>> BEGIN Data to process
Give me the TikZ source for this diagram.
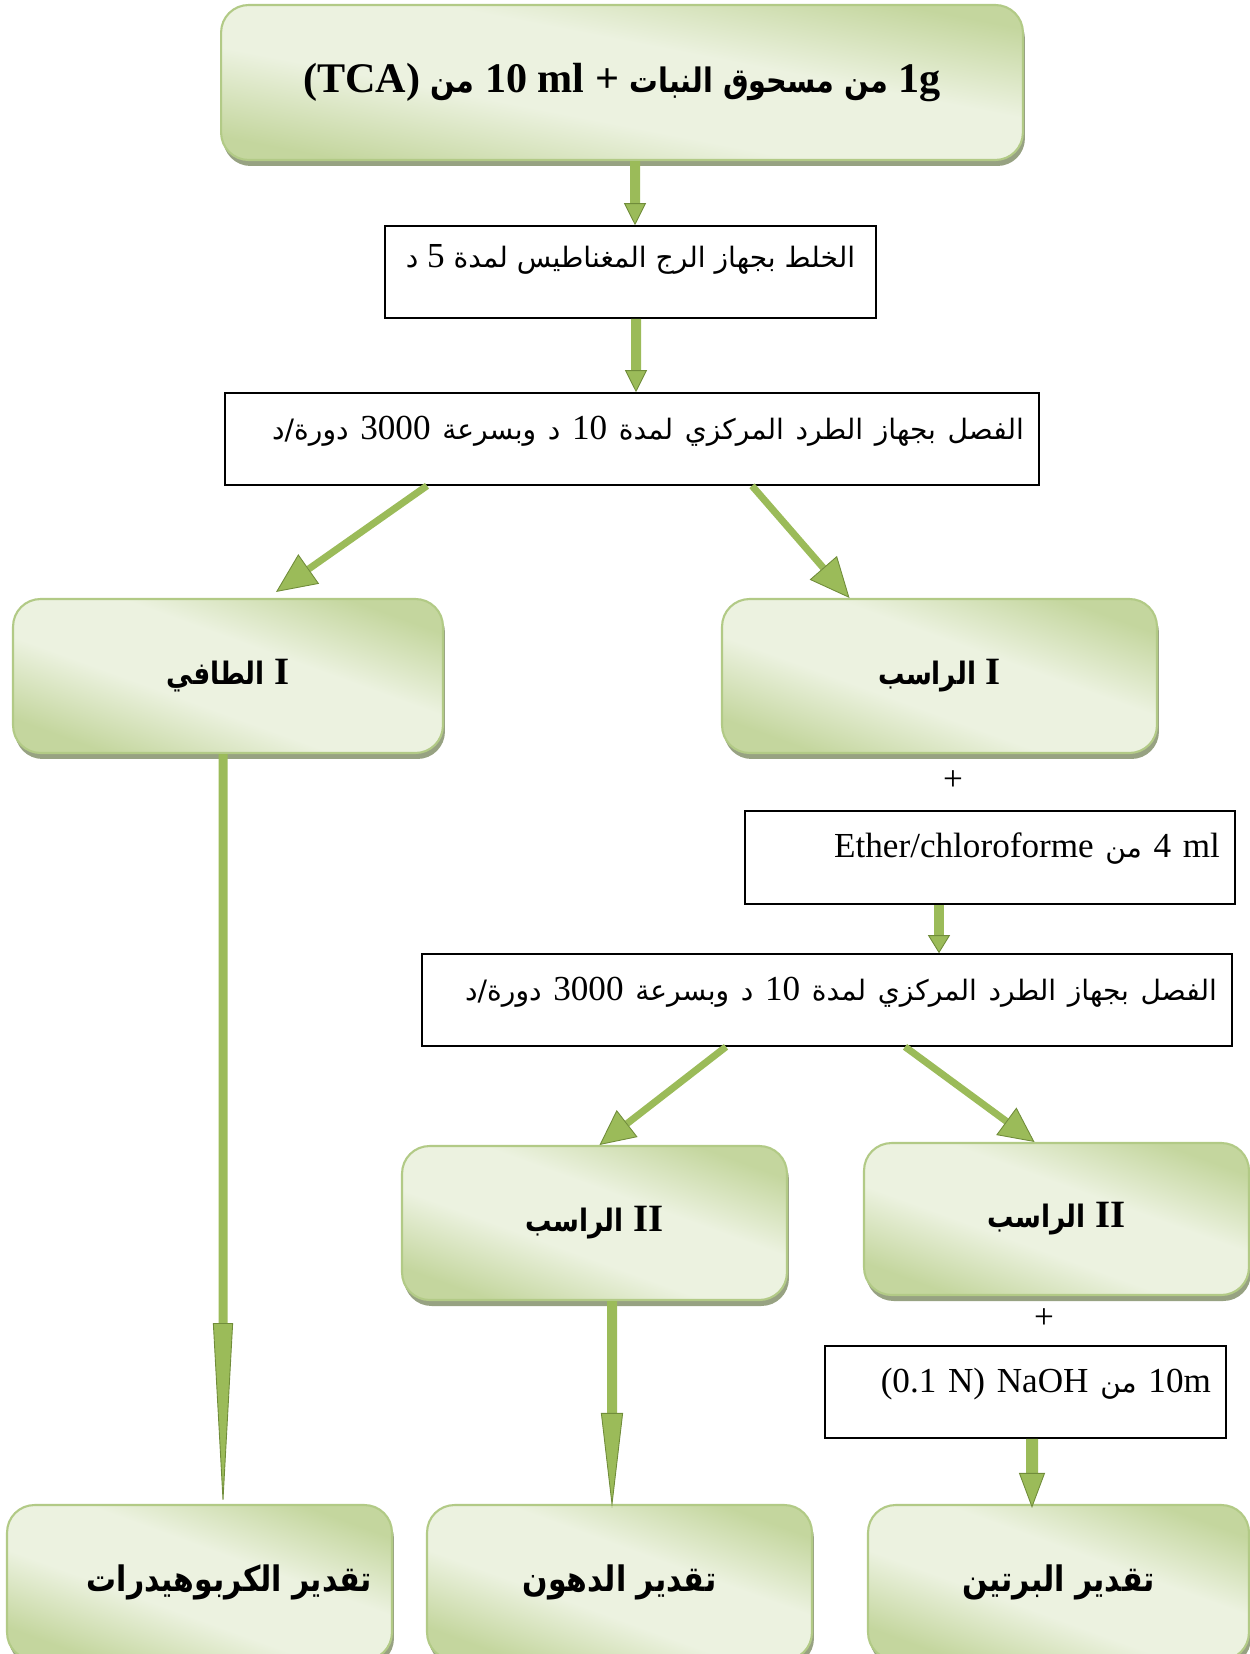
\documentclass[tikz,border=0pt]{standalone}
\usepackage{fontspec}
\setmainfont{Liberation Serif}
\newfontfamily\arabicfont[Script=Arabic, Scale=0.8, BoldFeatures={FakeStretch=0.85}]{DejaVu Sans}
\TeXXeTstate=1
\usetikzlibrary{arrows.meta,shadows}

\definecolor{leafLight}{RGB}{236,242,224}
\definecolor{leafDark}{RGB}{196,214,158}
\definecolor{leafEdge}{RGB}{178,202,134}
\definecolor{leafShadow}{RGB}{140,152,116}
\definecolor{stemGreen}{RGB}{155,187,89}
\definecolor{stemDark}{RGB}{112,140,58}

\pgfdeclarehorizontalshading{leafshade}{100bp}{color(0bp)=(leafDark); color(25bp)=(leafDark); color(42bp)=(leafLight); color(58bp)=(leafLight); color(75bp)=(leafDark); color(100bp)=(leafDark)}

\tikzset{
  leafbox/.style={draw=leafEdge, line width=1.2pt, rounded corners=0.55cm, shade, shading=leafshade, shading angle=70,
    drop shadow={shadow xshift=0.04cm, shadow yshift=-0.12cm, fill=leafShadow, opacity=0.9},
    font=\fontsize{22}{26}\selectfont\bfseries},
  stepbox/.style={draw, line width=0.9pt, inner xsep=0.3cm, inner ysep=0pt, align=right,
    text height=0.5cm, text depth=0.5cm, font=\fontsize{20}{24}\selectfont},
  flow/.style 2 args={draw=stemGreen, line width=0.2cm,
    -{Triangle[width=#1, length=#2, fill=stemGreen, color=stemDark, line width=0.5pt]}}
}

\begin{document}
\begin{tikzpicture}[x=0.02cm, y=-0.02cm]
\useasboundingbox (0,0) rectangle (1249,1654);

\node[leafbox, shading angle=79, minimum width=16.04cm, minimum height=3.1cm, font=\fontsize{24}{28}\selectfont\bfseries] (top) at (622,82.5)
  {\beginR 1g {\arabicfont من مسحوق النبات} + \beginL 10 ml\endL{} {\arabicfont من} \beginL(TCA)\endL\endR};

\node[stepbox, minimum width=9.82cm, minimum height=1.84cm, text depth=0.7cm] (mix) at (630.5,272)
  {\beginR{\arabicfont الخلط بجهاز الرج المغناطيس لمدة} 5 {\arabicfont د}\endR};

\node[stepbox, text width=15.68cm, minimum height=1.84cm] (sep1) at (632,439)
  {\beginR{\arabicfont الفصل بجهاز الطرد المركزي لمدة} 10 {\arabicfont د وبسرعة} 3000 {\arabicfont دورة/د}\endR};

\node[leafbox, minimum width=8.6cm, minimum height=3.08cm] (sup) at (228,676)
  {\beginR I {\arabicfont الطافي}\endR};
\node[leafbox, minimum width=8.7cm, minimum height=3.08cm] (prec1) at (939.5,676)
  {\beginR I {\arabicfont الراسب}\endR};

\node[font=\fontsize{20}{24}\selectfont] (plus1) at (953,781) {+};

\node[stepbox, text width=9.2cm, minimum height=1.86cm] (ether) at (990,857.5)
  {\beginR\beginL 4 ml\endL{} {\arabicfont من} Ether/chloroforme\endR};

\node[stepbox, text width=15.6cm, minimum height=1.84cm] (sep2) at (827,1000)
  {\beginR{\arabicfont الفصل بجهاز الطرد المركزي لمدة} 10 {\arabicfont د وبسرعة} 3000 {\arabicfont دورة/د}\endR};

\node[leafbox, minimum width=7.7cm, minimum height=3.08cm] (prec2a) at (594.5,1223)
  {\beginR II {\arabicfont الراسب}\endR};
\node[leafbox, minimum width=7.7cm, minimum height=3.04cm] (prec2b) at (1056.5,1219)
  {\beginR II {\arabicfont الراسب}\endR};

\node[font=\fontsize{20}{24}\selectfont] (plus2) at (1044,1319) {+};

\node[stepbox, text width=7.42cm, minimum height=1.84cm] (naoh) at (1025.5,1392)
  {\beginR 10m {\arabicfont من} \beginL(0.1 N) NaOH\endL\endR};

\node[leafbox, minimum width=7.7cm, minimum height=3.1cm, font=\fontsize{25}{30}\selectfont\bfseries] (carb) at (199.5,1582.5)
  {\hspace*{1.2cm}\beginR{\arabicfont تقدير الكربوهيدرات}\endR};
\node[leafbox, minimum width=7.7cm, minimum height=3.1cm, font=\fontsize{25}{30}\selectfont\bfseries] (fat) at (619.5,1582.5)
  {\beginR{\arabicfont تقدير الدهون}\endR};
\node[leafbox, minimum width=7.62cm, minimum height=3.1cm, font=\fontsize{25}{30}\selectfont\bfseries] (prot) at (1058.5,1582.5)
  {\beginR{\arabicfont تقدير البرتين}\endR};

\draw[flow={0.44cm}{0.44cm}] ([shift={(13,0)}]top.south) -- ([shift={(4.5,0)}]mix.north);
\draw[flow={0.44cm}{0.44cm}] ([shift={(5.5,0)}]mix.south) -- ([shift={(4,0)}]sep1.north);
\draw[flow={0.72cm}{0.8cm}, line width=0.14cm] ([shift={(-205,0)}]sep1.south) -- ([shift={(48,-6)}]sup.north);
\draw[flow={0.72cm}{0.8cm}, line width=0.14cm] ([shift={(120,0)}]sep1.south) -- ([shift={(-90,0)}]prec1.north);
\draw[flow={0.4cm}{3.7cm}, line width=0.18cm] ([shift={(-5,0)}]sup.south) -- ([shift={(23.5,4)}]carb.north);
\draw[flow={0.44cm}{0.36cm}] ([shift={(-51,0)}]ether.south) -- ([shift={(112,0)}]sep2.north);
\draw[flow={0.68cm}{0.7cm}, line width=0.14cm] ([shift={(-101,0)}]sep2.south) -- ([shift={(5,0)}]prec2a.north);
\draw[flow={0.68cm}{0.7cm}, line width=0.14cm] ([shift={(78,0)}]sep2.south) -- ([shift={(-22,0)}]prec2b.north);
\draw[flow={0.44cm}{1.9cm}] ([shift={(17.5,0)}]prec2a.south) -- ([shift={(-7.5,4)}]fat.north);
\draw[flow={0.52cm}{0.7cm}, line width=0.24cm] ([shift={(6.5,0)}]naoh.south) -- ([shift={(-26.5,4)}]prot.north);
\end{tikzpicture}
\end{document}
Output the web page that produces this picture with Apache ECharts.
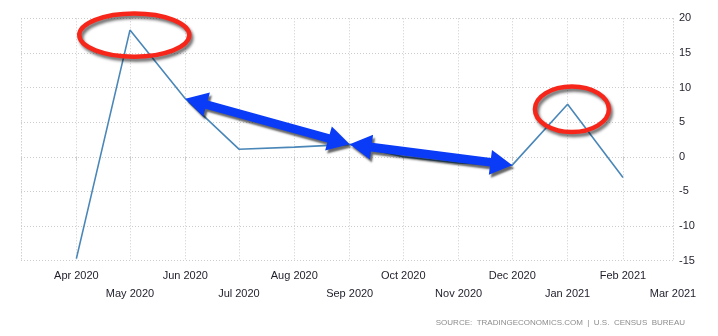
>> END Data to process
- **Your task**: Each record should be quoted exactly, with the images omitted.

- **Completed exercise**:
Give me the TikZ source for this diagram.
\documentclass[tikz,border=0pt]{standalone}
\usepackage{fontspec}
\setmainfont{Liberation Serif}
\newfontfamily\arabicfont[Script=Arabic, Scale=0.8, BoldFeatures={FakeStretch=0.85}]{DejaVu Sans}
\TeXXeTstate=1
\usetikzlibrary{arrows.meta,shadows}

\definecolor{leafLight}{RGB}{236,242,224}
\definecolor{leafDark}{RGB}{196,214,158}
\definecolor{leafEdge}{RGB}{178,202,134}
\definecolor{leafShadow}{RGB}{140,152,116}
\definecolor{stemGreen}{RGB}{155,187,89}
\definecolor{stemDark}{RGB}{112,140,58}

\pgfdeclarehorizontalshading{leafshade}{100bp}{color(0bp)=(leafDark); color(25bp)=(leafDark); color(42bp)=(leafLight); color(58bp)=(leafLight); color(75bp)=(leafDark); color(100bp)=(leafDark)}

\tikzset{
  leafbox/.style={draw=leafEdge, line width=1.2pt, rounded corners=0.55cm, shade, shading=leafshade, shading angle=70,
    drop shadow={shadow xshift=0.04cm, shadow yshift=-0.12cm, fill=leafShadow, opacity=0.9},
    font=\fontsize{22}{26}\selectfont\bfseries},
  stepbox/.style={draw, line width=0.9pt, inner xsep=0.3cm, inner ysep=0pt, align=right,
    text height=0.5cm, text depth=0.5cm, font=\fontsize{20}{24}\selectfont},
  flow/.style 2 args={draw=stemGreen, line width=0.2cm,
    -{Triangle[width=#1, length=#2, fill=stemGreen, color=stemDark, line width=0.5pt]}}
}

\begin{document}
\begin{tikzpicture}[x=0.02cm, y=-0.02cm]
\useasboundingbox (0,0) rectangle (1249,1654);

\node[leafbox, shading angle=79, minimum width=16.04cm, minimum height=3.1cm, font=\fontsize{24}{28}\selectfont\bfseries] (top) at (622,82.5)
  {\beginR 1g {\arabicfont من مسحوق النبات} + \beginL 10 ml\endL{} {\arabicfont من} \beginL(TCA)\endL\endR};

\node[stepbox, minimum width=9.82cm, minimum height=1.84cm, text depth=0.7cm] (mix) at (630.5,272)
  {\beginR{\arabicfont الخلط بجهاز الرج المغناطيس لمدة} 5 {\arabicfont د}\endR};

\node[stepbox, text width=15.68cm, minimum height=1.84cm] (sep1) at (632,439)
  {\beginR{\arabicfont الفصل بجهاز الطرد المركزي لمدة} 10 {\arabicfont د وبسرعة} 3000 {\arabicfont دورة/د}\endR};

\node[leafbox, minimum width=8.6cm, minimum height=3.08cm] (sup) at (228,676)
  {\beginR I {\arabicfont الطافي}\endR};
\node[leafbox, minimum width=8.7cm, minimum height=3.08cm] (prec1) at (939.5,676)
  {\beginR I {\arabicfont الراسب}\endR};

\node[font=\fontsize{20}{24}\selectfont] (plus1) at (953,781) {+};

\node[stepbox, text width=9.2cm, minimum height=1.86cm] (ether) at (990,857.5)
  {\beginR\beginL 4 ml\endL{} {\arabicfont من} Ether/chloroforme\endR};

\node[stepbox, text width=15.6cm, minimum height=1.84cm] (sep2) at (827,1000)
  {\beginR{\arabicfont الفصل بجهاز الطرد المركزي لمدة} 10 {\arabicfont د وبسرعة} 3000 {\arabicfont دورة/د}\endR};

\node[leafbox, minimum width=7.7cm, minimum height=3.08cm] (prec2a) at (594.5,1223)
  {\beginR II {\arabicfont الراسب}\endR};
\node[leafbox, minimum width=7.7cm, minimum height=3.04cm] (prec2b) at (1056.5,1219)
  {\beginR II {\arabicfont الراسب}\endR};

\node[font=\fontsize{20}{24}\selectfont] (plus2) at (1044,1319) {+};

\node[stepbox, text width=7.42cm, minimum height=1.84cm] (naoh) at (1025.5,1392)
  {\beginR 10m {\arabicfont من} \beginL(0.1 N) NaOH\endL\endR};

\node[leafbox, minimum width=7.7cm, minimum height=3.1cm, font=\fontsize{25}{30}\selectfont\bfseries] (carb) at (199.5,1582.5)
  {\hspace*{1.2cm}\beginR{\arabicfont تقدير الكربوهيدرات}\endR};
\node[leafbox, minimum width=7.7cm, minimum height=3.1cm, font=\fontsize{25}{30}\selectfont\bfseries] (fat) at (619.5,1582.5)
  {\beginR{\arabicfont تقدير الدهون}\endR};
\node[leafbox, minimum width=7.62cm, minimum height=3.1cm, font=\fontsize{25}{30}\selectfont\bfseries] (prot) at (1058.5,1582.5)
  {\beginR{\arabicfont تقدير البرتين}\endR};

\draw[flow={0.44cm}{0.44cm}] ([shift={(13,0)}]top.south) -- ([shift={(4.5,0)}]mix.north);
\draw[flow={0.44cm}{0.44cm}] ([shift={(5.5,0)}]mix.south) -- ([shift={(4,0)}]sep1.north);
\draw[flow={0.72cm}{0.8cm}, line width=0.14cm] ([shift={(-205,0)}]sep1.south) -- ([shift={(48,-6)}]sup.north);
\draw[flow={0.72cm}{0.8cm}, line width=0.14cm] ([shift={(120,0)}]sep1.south) -- ([shift={(-90,0)}]prec1.north);
\draw[flow={0.4cm}{3.7cm}, line width=0.18cm] ([shift={(-5,0)}]sup.south) -- ([shift={(23.5,4)}]carb.north);
\draw[flow={0.44cm}{0.36cm}] ([shift={(-51,0)}]ether.south) -- ([shift={(112,0)}]sep2.north);
\draw[flow={0.68cm}{0.7cm}, line width=0.14cm] ([shift={(-101,0)}]sep2.south) -- ([shift={(5,0)}]prec2a.north);
\draw[flow={0.68cm}{0.7cm}, line width=0.14cm] ([shift={(78,0)}]sep2.south) -- ([shift={(-22,0)}]prec2b.north);
\draw[flow={0.44cm}{1.9cm}] ([shift={(17.5,0)}]prec2a.south) -- ([shift={(-7.5,4)}]fat.north);
\draw[flow={0.52cm}{0.7cm}, line width=0.24cm] ([shift={(6.5,0)}]naoh.south) -- ([shift={(-26.5,4)}]prot.north);
\end{tikzpicture}
\end{document}
Output the web page that produces this picture with Apache ECharts.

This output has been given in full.